— START EXCERPTED DATA —

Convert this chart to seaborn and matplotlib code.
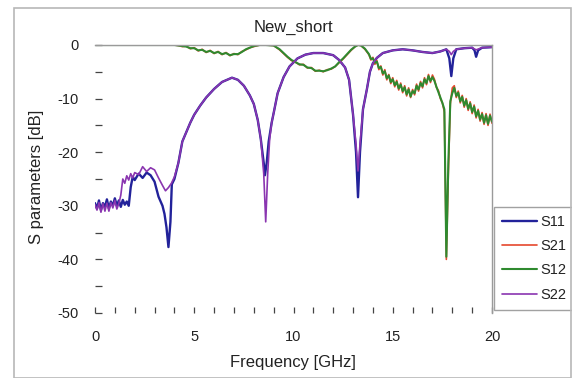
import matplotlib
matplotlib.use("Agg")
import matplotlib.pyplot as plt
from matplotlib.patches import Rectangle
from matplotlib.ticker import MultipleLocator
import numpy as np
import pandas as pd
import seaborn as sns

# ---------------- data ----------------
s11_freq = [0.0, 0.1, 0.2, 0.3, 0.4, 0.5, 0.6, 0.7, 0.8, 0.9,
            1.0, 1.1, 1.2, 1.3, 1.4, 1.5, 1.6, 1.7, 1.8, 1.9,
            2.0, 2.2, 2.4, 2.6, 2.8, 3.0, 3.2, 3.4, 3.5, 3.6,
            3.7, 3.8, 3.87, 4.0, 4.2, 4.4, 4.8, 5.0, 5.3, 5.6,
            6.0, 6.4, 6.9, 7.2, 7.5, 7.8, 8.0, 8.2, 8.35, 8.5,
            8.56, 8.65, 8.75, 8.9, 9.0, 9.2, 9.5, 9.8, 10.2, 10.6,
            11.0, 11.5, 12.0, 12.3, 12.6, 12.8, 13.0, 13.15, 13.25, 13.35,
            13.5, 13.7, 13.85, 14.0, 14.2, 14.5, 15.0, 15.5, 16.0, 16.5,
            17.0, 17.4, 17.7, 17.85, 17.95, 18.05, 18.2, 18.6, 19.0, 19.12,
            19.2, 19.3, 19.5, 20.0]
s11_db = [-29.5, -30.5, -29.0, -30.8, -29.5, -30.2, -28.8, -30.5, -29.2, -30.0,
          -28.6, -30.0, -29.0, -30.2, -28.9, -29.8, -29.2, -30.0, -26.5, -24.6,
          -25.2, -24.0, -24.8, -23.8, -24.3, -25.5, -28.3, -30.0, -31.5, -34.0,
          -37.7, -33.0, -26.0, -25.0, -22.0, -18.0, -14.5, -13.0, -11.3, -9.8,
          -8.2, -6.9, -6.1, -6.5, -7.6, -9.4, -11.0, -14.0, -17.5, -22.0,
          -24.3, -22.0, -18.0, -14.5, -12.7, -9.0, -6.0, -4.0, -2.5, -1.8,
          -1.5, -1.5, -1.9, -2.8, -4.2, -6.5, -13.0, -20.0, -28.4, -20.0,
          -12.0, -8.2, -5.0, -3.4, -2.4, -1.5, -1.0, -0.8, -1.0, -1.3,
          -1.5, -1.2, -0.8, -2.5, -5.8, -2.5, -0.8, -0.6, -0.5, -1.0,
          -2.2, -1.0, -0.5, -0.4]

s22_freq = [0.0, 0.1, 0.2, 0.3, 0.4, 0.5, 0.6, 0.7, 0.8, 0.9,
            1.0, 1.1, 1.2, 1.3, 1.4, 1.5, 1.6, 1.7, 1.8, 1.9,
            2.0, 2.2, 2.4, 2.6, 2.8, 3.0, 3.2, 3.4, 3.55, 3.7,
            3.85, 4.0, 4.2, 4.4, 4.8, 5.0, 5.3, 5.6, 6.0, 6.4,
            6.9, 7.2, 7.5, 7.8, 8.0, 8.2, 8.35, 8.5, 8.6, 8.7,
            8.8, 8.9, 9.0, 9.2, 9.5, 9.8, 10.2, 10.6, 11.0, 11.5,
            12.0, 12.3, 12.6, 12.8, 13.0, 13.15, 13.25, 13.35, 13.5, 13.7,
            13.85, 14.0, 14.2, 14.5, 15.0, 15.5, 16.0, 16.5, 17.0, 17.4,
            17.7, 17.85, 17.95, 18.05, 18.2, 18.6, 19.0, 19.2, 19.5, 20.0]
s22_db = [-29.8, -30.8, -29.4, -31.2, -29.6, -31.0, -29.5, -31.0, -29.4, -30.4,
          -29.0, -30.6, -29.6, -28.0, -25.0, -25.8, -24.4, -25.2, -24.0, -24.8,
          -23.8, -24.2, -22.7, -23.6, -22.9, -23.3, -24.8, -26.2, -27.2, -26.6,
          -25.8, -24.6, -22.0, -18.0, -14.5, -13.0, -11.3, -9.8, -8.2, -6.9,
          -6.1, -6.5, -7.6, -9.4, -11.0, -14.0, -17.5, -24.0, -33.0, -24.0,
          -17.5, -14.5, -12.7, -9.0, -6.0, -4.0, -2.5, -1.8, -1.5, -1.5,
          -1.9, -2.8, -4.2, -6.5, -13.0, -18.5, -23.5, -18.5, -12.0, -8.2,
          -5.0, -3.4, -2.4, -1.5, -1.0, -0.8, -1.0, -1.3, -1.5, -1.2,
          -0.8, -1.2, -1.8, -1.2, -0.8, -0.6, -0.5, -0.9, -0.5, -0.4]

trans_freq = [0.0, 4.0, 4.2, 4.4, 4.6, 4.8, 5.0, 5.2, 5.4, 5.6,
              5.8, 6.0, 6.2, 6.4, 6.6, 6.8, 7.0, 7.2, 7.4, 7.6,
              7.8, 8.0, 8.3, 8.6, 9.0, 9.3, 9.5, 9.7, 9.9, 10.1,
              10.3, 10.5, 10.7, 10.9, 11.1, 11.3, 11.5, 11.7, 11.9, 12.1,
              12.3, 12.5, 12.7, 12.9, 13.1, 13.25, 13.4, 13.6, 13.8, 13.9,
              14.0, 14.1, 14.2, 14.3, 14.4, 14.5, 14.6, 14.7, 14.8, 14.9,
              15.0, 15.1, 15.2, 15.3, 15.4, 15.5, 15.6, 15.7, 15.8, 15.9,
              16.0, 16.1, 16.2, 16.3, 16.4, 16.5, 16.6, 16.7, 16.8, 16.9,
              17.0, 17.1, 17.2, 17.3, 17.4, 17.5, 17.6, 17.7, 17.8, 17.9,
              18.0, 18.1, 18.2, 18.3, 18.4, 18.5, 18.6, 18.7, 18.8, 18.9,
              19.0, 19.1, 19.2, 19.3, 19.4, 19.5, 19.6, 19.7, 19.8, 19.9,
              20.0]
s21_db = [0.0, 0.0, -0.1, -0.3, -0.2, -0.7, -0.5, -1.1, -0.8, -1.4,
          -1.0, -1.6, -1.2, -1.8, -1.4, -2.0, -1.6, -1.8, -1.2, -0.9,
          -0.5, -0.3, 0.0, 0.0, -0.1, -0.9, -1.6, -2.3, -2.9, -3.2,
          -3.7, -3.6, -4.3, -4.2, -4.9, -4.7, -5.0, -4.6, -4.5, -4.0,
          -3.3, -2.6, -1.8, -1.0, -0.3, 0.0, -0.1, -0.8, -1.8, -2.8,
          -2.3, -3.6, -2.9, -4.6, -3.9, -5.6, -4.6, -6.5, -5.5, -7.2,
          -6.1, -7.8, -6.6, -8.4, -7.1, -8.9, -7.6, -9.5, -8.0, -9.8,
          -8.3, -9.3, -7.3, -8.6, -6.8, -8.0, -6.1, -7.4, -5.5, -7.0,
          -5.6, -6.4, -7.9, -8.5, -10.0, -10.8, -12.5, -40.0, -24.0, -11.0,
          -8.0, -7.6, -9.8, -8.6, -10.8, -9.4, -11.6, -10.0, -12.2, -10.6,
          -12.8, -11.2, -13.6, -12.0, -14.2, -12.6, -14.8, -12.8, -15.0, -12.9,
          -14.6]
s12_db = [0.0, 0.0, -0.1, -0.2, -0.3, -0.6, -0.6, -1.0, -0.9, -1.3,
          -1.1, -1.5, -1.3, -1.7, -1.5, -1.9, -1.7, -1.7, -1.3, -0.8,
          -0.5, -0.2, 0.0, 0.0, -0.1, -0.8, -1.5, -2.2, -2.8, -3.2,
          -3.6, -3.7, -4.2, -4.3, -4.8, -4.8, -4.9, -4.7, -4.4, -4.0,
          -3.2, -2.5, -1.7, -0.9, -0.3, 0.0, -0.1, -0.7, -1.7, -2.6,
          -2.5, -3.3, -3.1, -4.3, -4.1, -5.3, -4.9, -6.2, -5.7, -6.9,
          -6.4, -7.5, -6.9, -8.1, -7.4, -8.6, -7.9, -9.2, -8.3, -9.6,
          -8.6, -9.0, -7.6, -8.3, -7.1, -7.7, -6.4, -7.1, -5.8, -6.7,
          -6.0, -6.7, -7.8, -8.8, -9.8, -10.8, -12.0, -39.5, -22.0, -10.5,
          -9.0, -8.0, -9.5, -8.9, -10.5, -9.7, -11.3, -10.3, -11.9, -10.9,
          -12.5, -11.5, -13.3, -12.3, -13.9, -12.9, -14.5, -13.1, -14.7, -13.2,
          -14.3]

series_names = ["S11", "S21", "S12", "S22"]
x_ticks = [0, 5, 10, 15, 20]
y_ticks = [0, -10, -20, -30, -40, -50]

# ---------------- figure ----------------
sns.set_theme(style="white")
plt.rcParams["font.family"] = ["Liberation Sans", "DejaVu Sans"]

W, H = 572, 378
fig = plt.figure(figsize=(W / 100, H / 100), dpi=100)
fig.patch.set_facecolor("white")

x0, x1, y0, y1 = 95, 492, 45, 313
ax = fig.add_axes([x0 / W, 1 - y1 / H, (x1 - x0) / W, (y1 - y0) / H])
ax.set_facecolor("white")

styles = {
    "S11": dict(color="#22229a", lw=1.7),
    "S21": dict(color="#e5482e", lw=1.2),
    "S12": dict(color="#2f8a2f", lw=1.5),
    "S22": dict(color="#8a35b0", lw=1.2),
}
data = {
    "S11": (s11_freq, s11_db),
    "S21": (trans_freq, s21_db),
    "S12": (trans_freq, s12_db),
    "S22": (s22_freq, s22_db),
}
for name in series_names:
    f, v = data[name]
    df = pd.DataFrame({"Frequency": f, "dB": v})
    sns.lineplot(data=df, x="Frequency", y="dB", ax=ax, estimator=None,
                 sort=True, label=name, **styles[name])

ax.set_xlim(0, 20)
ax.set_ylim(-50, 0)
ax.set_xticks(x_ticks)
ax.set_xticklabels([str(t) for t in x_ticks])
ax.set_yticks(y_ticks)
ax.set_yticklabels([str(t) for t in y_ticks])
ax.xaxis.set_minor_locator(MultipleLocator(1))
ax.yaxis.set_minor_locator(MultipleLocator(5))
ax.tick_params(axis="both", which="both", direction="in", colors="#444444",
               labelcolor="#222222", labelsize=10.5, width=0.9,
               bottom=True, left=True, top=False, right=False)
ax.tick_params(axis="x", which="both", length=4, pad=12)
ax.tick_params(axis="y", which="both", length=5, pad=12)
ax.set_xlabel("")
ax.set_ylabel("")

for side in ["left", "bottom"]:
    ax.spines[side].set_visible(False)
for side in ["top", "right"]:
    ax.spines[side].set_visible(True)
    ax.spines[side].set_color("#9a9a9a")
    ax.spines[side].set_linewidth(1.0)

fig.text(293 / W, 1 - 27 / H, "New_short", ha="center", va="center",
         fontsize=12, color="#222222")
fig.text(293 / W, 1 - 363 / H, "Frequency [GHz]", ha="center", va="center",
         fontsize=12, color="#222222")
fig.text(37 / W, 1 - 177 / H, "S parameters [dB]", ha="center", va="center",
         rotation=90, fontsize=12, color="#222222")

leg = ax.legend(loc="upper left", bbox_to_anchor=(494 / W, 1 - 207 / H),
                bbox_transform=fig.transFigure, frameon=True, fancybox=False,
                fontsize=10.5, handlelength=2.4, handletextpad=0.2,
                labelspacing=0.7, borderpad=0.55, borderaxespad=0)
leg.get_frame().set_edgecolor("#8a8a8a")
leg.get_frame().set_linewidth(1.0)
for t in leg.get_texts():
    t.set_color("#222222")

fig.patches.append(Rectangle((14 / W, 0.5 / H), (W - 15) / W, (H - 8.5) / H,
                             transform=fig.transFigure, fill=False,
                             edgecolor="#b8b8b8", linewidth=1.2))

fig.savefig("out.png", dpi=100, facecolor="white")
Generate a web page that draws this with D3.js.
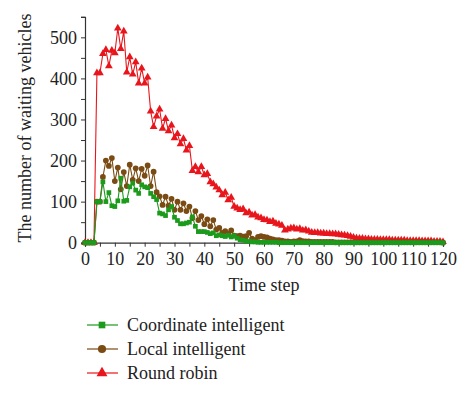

— END EXCERPTED DATA —

REQUEST ::
Hand back the exact lines from the start of the entries to the line with "import seaborn as sns", both ends kept and pictures left out.

ANSWER TO THE TASK ::
Convert this chart to seaborn and matplotlib code.
import matplotlib
matplotlib.use("Agg")
import matplotlib.pyplot as plt
from matplotlib.patches import Rectangle
from matplotlib.ticker import MultipleLocator
import numpy as np
import pandas as pd
import seaborn as sns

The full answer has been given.